● Given request
No images are to be carried over; print all other material exactly as it stands.

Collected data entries

#####

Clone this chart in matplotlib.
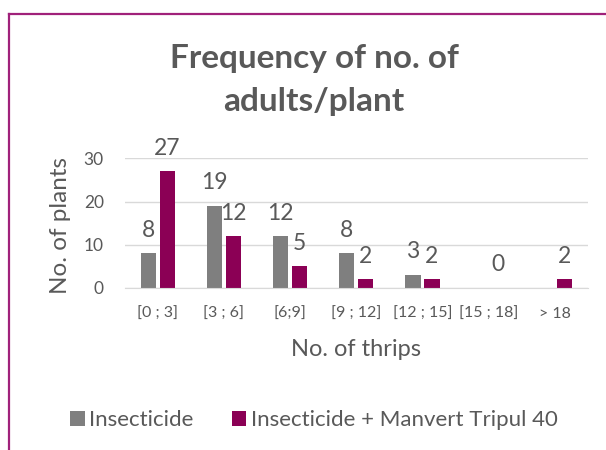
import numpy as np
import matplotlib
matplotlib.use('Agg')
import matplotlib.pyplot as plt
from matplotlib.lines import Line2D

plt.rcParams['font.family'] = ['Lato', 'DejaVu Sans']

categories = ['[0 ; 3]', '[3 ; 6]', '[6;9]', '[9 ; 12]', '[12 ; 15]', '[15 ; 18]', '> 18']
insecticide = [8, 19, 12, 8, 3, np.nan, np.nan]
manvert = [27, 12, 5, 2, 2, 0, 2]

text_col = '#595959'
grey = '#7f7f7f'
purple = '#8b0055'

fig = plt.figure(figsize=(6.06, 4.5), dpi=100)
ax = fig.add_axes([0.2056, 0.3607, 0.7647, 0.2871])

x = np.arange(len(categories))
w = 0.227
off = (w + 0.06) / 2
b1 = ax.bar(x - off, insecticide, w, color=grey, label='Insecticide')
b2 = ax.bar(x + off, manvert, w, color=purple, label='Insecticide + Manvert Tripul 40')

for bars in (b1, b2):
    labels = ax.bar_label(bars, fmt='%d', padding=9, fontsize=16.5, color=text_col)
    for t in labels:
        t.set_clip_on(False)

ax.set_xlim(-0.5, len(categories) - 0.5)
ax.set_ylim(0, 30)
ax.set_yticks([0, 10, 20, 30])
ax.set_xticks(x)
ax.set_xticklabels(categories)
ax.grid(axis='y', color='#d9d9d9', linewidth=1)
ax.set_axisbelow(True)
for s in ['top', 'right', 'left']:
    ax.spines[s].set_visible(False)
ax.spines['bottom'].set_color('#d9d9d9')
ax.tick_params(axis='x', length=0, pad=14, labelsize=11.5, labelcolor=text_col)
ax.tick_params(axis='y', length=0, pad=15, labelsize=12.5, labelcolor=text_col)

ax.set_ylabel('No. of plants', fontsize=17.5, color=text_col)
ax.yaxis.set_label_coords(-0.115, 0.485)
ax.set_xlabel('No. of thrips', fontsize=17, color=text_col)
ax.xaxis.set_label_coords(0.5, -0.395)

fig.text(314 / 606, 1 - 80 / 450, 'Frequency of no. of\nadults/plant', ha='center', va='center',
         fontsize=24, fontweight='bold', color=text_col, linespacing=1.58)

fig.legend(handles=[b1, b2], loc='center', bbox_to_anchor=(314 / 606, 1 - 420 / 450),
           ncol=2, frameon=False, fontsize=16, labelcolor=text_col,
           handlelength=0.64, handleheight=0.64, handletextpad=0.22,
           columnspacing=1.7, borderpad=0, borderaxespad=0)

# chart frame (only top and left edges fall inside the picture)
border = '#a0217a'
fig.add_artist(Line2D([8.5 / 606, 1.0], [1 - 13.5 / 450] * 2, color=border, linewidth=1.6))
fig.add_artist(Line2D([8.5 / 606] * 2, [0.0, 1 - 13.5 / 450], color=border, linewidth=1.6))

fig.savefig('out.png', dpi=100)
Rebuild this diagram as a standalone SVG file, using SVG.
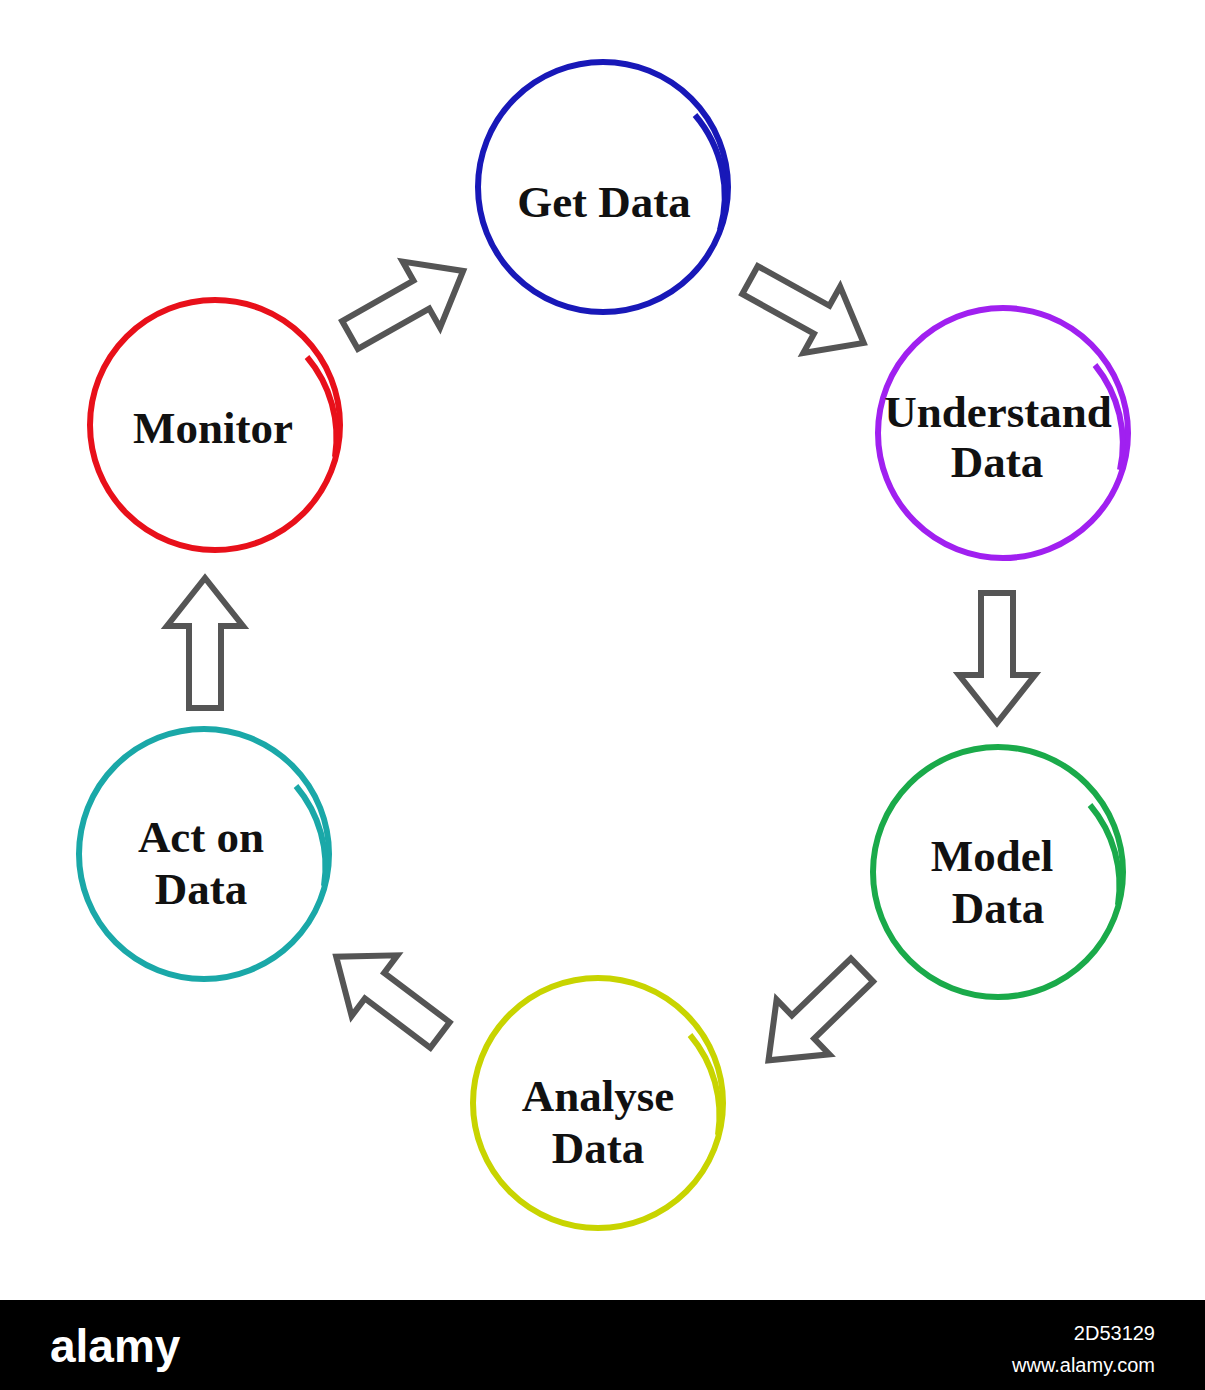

#####

● Correct result
Clone this chart in matplotlib.
import numpy as np
import matplotlib
matplotlib.use('Agg')
import matplotlib.pyplot as plt
from matplotlib.lines import Line2D

plt.rcParams['font.family'] = ['Lato', 'DejaVu Sans']

categories = ['[0 ; 3]', '[3 ; 6]', '[6;9]', '[9 ; 12]', '[12 ; 15]', '[15 ; 18]', '> 18']
insecticide = [8, 19, 12, 8, 3, np.nan, np.nan]
manvert = [27, 12, 5, 2, 2, 0, 2]

text_col = '#595959'
grey = '#7f7f7f'
purple = '#8b0055'

fig = plt.figure(figsize=(6.06, 4.5), dpi=100)
ax = fig.add_axes([0.2056, 0.3607, 0.7647, 0.2871])

x = np.arange(len(categories))
w = 0.227
off = (w + 0.06) / 2
b1 = ax.bar(x - off, insecticide, w, color=grey, label='Insecticide')
b2 = ax.bar(x + off, manvert, w, color=purple, label='Insecticide + Manvert Tripul 40')

for bars in (b1, b2):
    labels = ax.bar_label(bars, fmt='%d', padding=9, fontsize=16.5, color=text_col)
    for t in labels:
        t.set_clip_on(False)

ax.set_xlim(-0.5, len(categories) - 0.5)
ax.set_ylim(0, 30)
ax.set_yticks([0, 10, 20, 30])
ax.set_xticks(x)
ax.set_xticklabels(categories)
ax.grid(axis='y', color='#d9d9d9', linewidth=1)
ax.set_axisbelow(True)
for s in ['top', 'right', 'left']:
    ax.spines[s].set_visible(False)
ax.spines['bottom'].set_color('#d9d9d9')
ax.tick_params(axis='x', length=0, pad=14, labelsize=11.5, labelcolor=text_col)
ax.tick_params(axis='y', length=0, pad=15, labelsize=12.5, labelcolor=text_col)

ax.set_ylabel('No. of plants', fontsize=17.5, color=text_col)
ax.yaxis.set_label_coords(-0.115, 0.485)
ax.set_xlabel('No. of thrips', fontsize=17, color=text_col)
ax.xaxis.set_label_coords(0.5, -0.395)

fig.text(314 / 606, 1 - 80 / 450, 'Frequency of no. of\nadults/plant', ha='center', va='center',
         fontsize=24, fontweight='bold', color=text_col, linespacing=1.58)

fig.legend(handles=[b1, b2], loc='center', bbox_to_anchor=(314 / 606, 1 - 420 / 450),
           ncol=2, frameon=False, fontsize=16, labelcolor=text_col,
           handlelength=0.64, handleheight=0.64, handletextpad=0.22,
           columnspacing=1.7, borderpad=0, borderaxespad=0)

# chart frame (only top and left edges fall inside the picture)
border = '#a0217a'
fig.add_artist(Line2D([8.5 / 606, 1.0], [1 - 13.5 / 450] * 2, color=border, linewidth=1.6))
fig.add_artist(Line2D([8.5 / 606] * 2, [0.0, 1 - 13.5 / 450], color=border, linewidth=1.6))

fig.savefig('out.png', dpi=100)
Rebuild this diagram as a standalone SVG file, using SVG.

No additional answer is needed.